Today, it’s a different story. The stepping-stones we use to get us to where we want to go don’t just consist of full-time jobs. It’s becoming the norm to utilise the other options available to us – part-time, contract work, consulting, even owning a business.

Recent statistics show that up to 25 per cent of Australia’s employed workforce does not work in full-time employment – and that number is growing.

Management philosopher Charles Handy suggested a new name for how we can now construct our career. He says to consider your career as portfolio of different types of work, based on what suits your circumstances at different points in your life.

Today’s typical career path looks more like a portfolio. For example, an individual may start off in a full time role for a few years, then do some contracting work while he or she travels in Europe.

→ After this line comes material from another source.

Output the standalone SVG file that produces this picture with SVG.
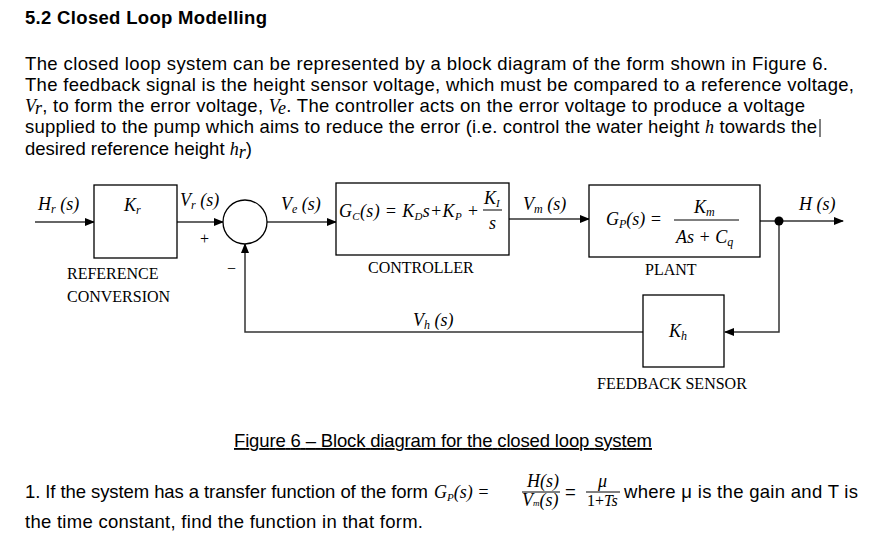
<svg xmlns="http://www.w3.org/2000/svg" width="885" height="553" viewBox="0 0 885 553">
<style>
.t{font-family:"Liberation Sans",Arial,sans-serif;font-size:18.5px;fill:#000}
.m{font-family:"Liberation Serif","Times New Roman",serif;font-style:italic;font-size:18px;fill:#000}
.c{font-family:"Liberation Serif","Times New Roman",serif;font-size:16px;fill:#000}
.b{fill:#fff;stroke:#000;stroke-width:1.3}
.l{fill:none;stroke:#333;stroke-width:1.5}
</style>
<defs><marker id="a" markerWidth="10" markerHeight="8" refX="9" refY="4" orient="auto" markerUnits="userSpaceOnUse"><path d="M0,0L10,4L0,8z" fill="#000"/></marker></defs>
<rect width="885" height="553" fill="#fff"/>
<text class="t" x="25" y="24" font-weight="bold" font-size="17" textLength="242">5.2 Closed Loop Modelling</text>
<text class="t" x="25" y="70" textLength="803">The closed loop system can be represented by a block diagram of the form shown in Figure 6.</text>
<text class="t" x="25" y="91" textLength="829">The feedback signal is the height sensor voltage, which must be compared to a reference voltage,</text>
<text class="t" x="25" y="112" textLength="780"><tspan class="m">V</tspan><tspan class="m" font-size="11" dy="2">r</tspan><tspan dy="-2">, to form the error voltage, </tspan><tspan class="m">V</tspan><tspan class="m" font-size="11" dy="2">e</tspan><tspan dy="-2">.  The controller acts on the error voltage to produce a voltage</tspan></text>
<text class="t" x="25" y="133" textLength="792">supplied to the pump which aims to reduce the error (i.e. control the water height <tspan class="m">h</tspan> towards the</text>
<line x1="820" y1="119" x2="820" y2="137" stroke="#000"/>
<text class="t" x="25" y="155">desired reference height <tspan class="m">h</tspan><tspan class="m" font-size="12" dy="3">r</tspan><tspan dy="-3">)</tspan></text>
<g id="connectors">
<line class="l" x1="35" y1="222" x2="94" y2="222" marker-end="url(#a)"/>
<line class="l" x1="177" y1="222" x2="223" y2="222" marker-end="url(#a)"/>
<line class="l" x1="267" y1="222" x2="336" y2="222" marker-end="url(#a)"/>
<line class="l" x1="509" y1="219" x2="589" y2="219" marker-end="url(#a)"/>
<line class="l" x1="760" y1="221" x2="843" y2="221" marker-end="url(#a)"/>
<polyline class="l" points="779,221 779,332 725,332" marker-end="url(#a)"/>
<polyline class="l" points="643,332 245,332 245,244" marker-end="url(#a)"/>
<circle cx="779" cy="221" r="4.5" fill="#000"/>
<text class="m" x="38" y="210">H<tspan font-size="12" dy="3">r</tspan><tspan dy="-3"> (s)</tspan></text>
<text class="m" x="180" y="206">V<tspan font-size="12" dy="3">r</tspan><tspan dy="-3"> (s)</tspan></text>
<text class="c" x="200" y="244">+</text>
<text class="c" x="227" y="274">−</text>
<text class="m" x="281" y="210">V<tspan font-size="12" dy="3">e</tspan><tspan dy="-3"> (s)</tspan></text>
<text class="m" x="523" y="210">V<tspan font-size="12" dy="3">m</tspan><tspan dy="-3"> (s)</tspan></text>
<text class="m" x="799" y="210">H (s)</text>
<text class="m" x="413" y="326">V<tspan font-size="12" dy="3">h</tspan><tspan dy="-3"> (s)</tspan></text>
</g>
<g id="ref"><rect class="b" x="94" y="185" width="83" height="73"/>
<text class="m" x="124" y="211">K<tspan font-size="12" dy="3">r</tspan></text>
<text class="c" x="67" y="279">REFERENCE</text><text class="c" x="67" y="302">CONVERSION</text></g>
<g id="sum"><circle class="b" cx="245" cy="222" r="22"/></g>
<g id="controller"><rect class="b" x="336" y="183" width="173" height="72"/>
<text class="m" x="339" y="217" font-size="16" textLength="140">G<tspan font-size="11" dy="3">C</tspan><tspan dy="-3">(s) = K</tspan><tspan font-size="11" dy="3">D</tspan><tspan dy="-3">s+K</tspan><tspan font-size="11" dy="3">P</tspan><tspan dy="-3"> +</tspan></text>
<text class="m" x="484" y="204" font-size="16">K<tspan font-size="11" dy="3">I</tspan></text>
<line x1="483" y1="210" x2="502" y2="210" stroke="#000"/>
<text class="m" x="489" y="229" font-size="16">s</text>
<text class="c" x="368" y="273">CONTROLLER</text></g>
<g id="plant"><rect class="b" x="589" y="185" width="171" height="72"/>
<text class="m" x="606" y="225">G<tspan font-size="12" dy="3">P</tspan><tspan dy="-3">(s) =</tspan></text>
<text class="m" x="694" y="213">K<tspan font-size="12" dy="3">m</tspan></text>
<line x1="674" y1="220" x2="739" y2="220" stroke="#000"/>
<text class="m" x="676" y="243">As + C<tspan font-size="12" dy="3">q</tspan></text>
<text class="c" x="645" y="275">PLANT</text></g>
<g id="sensor"><rect class="b" x="643" y="295" width="81" height="72"/>
<text class="m" x="669" y="337">K<tspan font-size="12" dy="3">h</tspan></text>
<text class="c" x="597" y="389">FEEDBACK SENSOR</text></g>
<text class="t" x="234" y="447" text-decoration="underline" textLength="418">Figure 6 – Block diagram for the closed loop system</text>
<text class="t" x="25" y="498" textLength="403">1. If the system has a transfer function of the form</text>
<text class="m" x="434" y="498">G<tspan font-size="11" dy="3">P</tspan><tspan dy="-3">(s) =</tspan></text>
<text class="m" x="527" y="487" font-size="12">H(s)</text>
<line x1="522" y1="492" x2="560" y2="492" stroke="#000"/>
<text class="m" x="522" y="506" font-size="12">V<tspan font-size="9">m</tspan>(s)</text>
<text class="t" x="565" y="498">=</text>
<text class="m" x="598" y="487" font-size="12">μ</text>
<line x1="586" y1="492" x2="620" y2="492" stroke="#000"/>
<text class="c" x="587" y="506" font-size="12">1+<tspan font-style="italic">Ts</tspan></text>
<text class="t" x="624" y="498" textLength="234">where μ is the gain and T is</text>
<text class="t" x="25" y="528" textLength="398">the time constant, find the function in that form.</text>
</svg>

Upon returning to Australia they may take up another full-time role to pay off the travel debts, then work as a consultant using their worldly expertise. When kids come along, the best option may be taking a permanent part-time role.

There have been some shifts in our society’s values that are driving these changes. One is the move towards individual sovereignty.

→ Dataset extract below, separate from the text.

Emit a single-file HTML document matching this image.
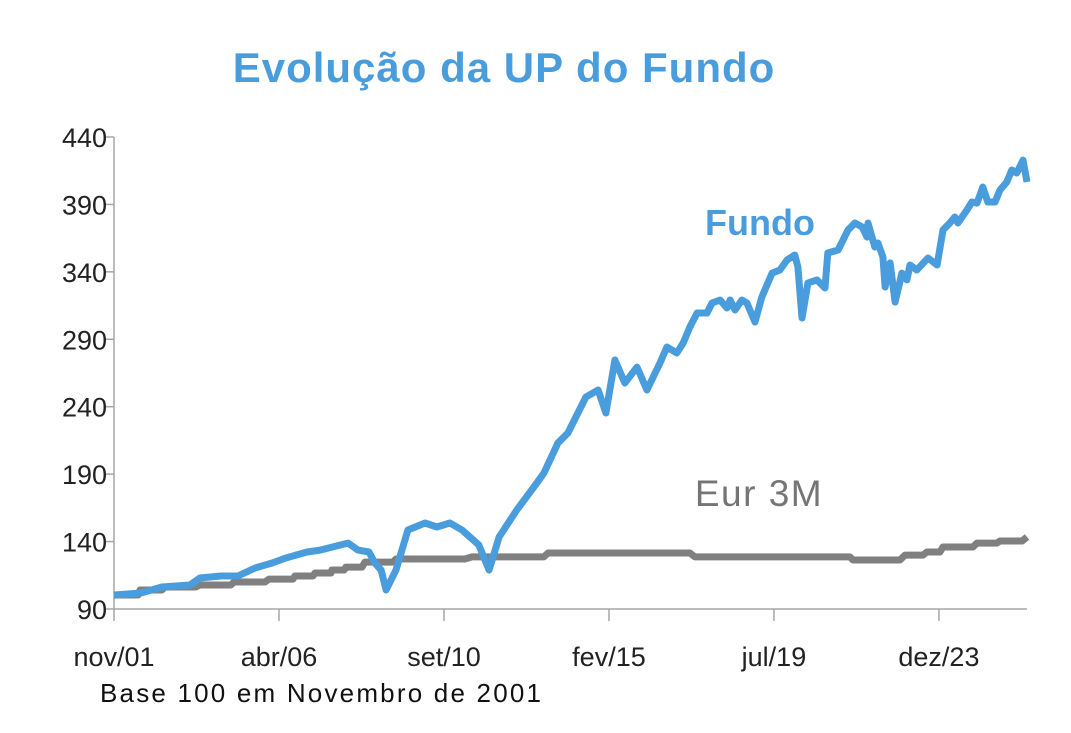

We want to have more control over our lives, to determine when and how we do our work and live our lives.

Another is a shift in the way organisations view workforce utilisation.

To stay competitive, organisations now need an agile, flexible workforce. As a result, they’re becoming more accommodating towards part-time workers and flexible hours.

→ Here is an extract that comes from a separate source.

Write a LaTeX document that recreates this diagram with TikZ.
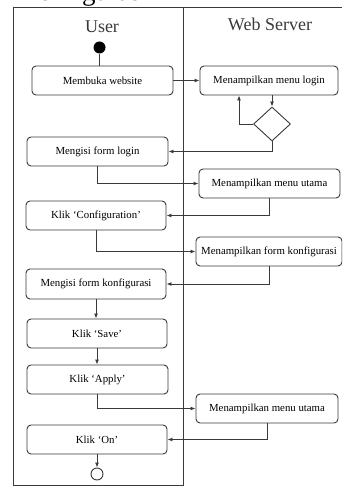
\documentclass[tikz,border=0pt]{standalone}
\usepackage{fontspec}
\setmainfont{Liberation Serif}
\usetikzlibrary{arrows.meta,shapes.geometric,calc}
\definecolor{ln}{HTML}{3A3A3A}
\tikzset{
  act/.style={draw=ln, line width=0.9pt, rounded corners=4pt, minimum height=29pt, inner sep=1pt, font=\fontsize{10.8}{12}\selectfont, text=black},
  arr/.style={draw=ln, line width=0.9pt, -{Latex[length=5pt,width=4pt]}},
  lane/.style={draw=ln, line width=1pt},
  title/.style={font=\fontsize{18}{20}\selectfont, text=ln}
}
\begin{document}
\begin{tikzpicture}[x=1pt,y=-1pt]
\useasboundingbox (0,0) rectangle (342,486);
\clip (0,0) rectangle (342,486);
\fill[white] (0,0) rectangle (342,486);
\node[anchor=base west, font=\fontsize{27}{30}\selectfont, inner sep=0pt] (cap) at (19,1) {Konfigurasi};
% swimlanes
\draw[lane] (13,486) -- (13,8) -- (342,8);
\draw[lane] (183,8) -- (183,486);
\draw[lane] (13,485) -- (183,485);
\node[title] (tu) at (102,27) {User};
\node[title] (tw) at (270,24) {Web Server};
% nodes
\node[circle, fill=black, minimum size=12pt, inner sep=0pt] (start) at (99.5,47.5) {};
\node[act, minimum width=141pt] (m1) at (102.5,80.5) {Membuka website};
\node[act, minimum width=138pt] (s1) at (269,80.5) {Menampilkan menu login};
\node[diamond, draw=ln, line width=0.9pt, minimum width=37pt, minimum height=34pt, inner sep=0pt] (d) at (272,124) {};
\node[act, minimum width=141pt] (m2) at (97.5,151.5) {Mengisi form login};
\node[act, minimum width=141pt] (s2) at (269.5,183.5) {Menampilkan menu utama};
\node[act, minimum width=140pt] (m3) at (96,215.5) {Klik ‘Configuration’};
\node[act, minimum width=146pt] (s3) at (269,251.5) {Menampilkan form konfigurasi};
\node[act, minimum width=140pt, minimum height=30pt] (m4) at (96,284) {Mengisi form konfigurasi};
\node[act, minimum width=140pt] (m5) at (97,333.5) {Klik ‘Save’};
\node[act, minimum width=141pt] (m6) at (97.5,379.5) {Klik ‘Apply’};
\node[act, minimum width=142pt] (s4) at (267,408.5) {Menampilkan menu utama};
\node[act, minimum width=140pt] (m7) at (97,439.5) {Klik ‘On’};
\node[circle, draw=ln, line width=0.9pt, minimum size=12pt, inner sep=0pt] (end) at (97,474) {};
\coordinate (loopx) at (239,0);
% connectors
\draw[draw=ln, line width=0.6pt] (start) -- (start |- m1.north);
\draw[arr] (m1.east) -- (s1.west |- m1.east);
\draw[arr] (d.north |- s1.south) -- (d.north);
\draw[arr] (d.west) -| (loopx |- s1.south);
\draw[arr] (d.south) |- (m2.east);
\draw[arr] (m2.south) |- (s2.west);
\draw[arr] (s2.south) |- (m3.east);
\draw[arr] (m3.south) |- (s3.west);
\draw[arr] (s3.south) |- (m4.east);
\draw[arr] (m4.south) -- (m5.north -| m4.south);
\draw[arr] (m5.south) -- (m6.north -| m5.south);
\draw[arr] (m6.south) |- (s4.west);
\draw[arr] (s4.south) |- (m7.east);
\draw[arr] (m7.south) -- (end.north);
\end{tikzpicture}
\end{document}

For example, employees at most of the Big 5 consulting firms are measured on their results, but in many cases they have the freedom to work from home (as long as they still deliver the results).

Having the choice of how we construct our career portfolio is great, as long as we can discern the appropriate method to meet our personal needs and values. How do you know whether becoming a contractor is right for you or not? When is the right time to become a business owner, if at all?

As always, it comes down to knowing yourself. Knowing the pros and cons of each option in relation to your specific requirements.

Or to put it another way, you need to map our where you are, where you want to be, and have a thorough understanding of the leverage the different options can give you to help you get there.

You also need to consider your career values – those things that are important to you at this point in your life. Some examples of career values include material reward, creativity, autonomy, security and status. Choosing a career option that helps you live those values fully is a smart move.

Consider contracting. You may wish to become a contractor, but will it suit you? Contracting offers flexible hours, but you aren’t guaranteed ongoing work. If the company downsizes you’re the first to go. In many cases the work can be monotonous or limited, and it’s usually without significant management responsibility.

Can you afford to take that risk? It all depends on what factors you hold as important. In the case of contracting, consider security, status, and autonomy.

Running your own business can promise huge rewards, but at what cost? If you want to go out on your own because of the lifestyle – think again.

The decision to “go out on your own” should not be founded on illusions of freedom from the boss. If you don’t plan ahead, you business will become the boss – 24 hours a day, seven days a week.

You can find fulfilling work that allows you to have the lifestyle that you want, especially if you are prepared to consider other career options besides full-time work.

But beware of the pros and cons before making the leap.

Message: Career goals can be achieved via a wide choice of employment vehicles. While it is easier than ever to jump between the different forms of employment, it pays to be aware of the pros and cons of each choice.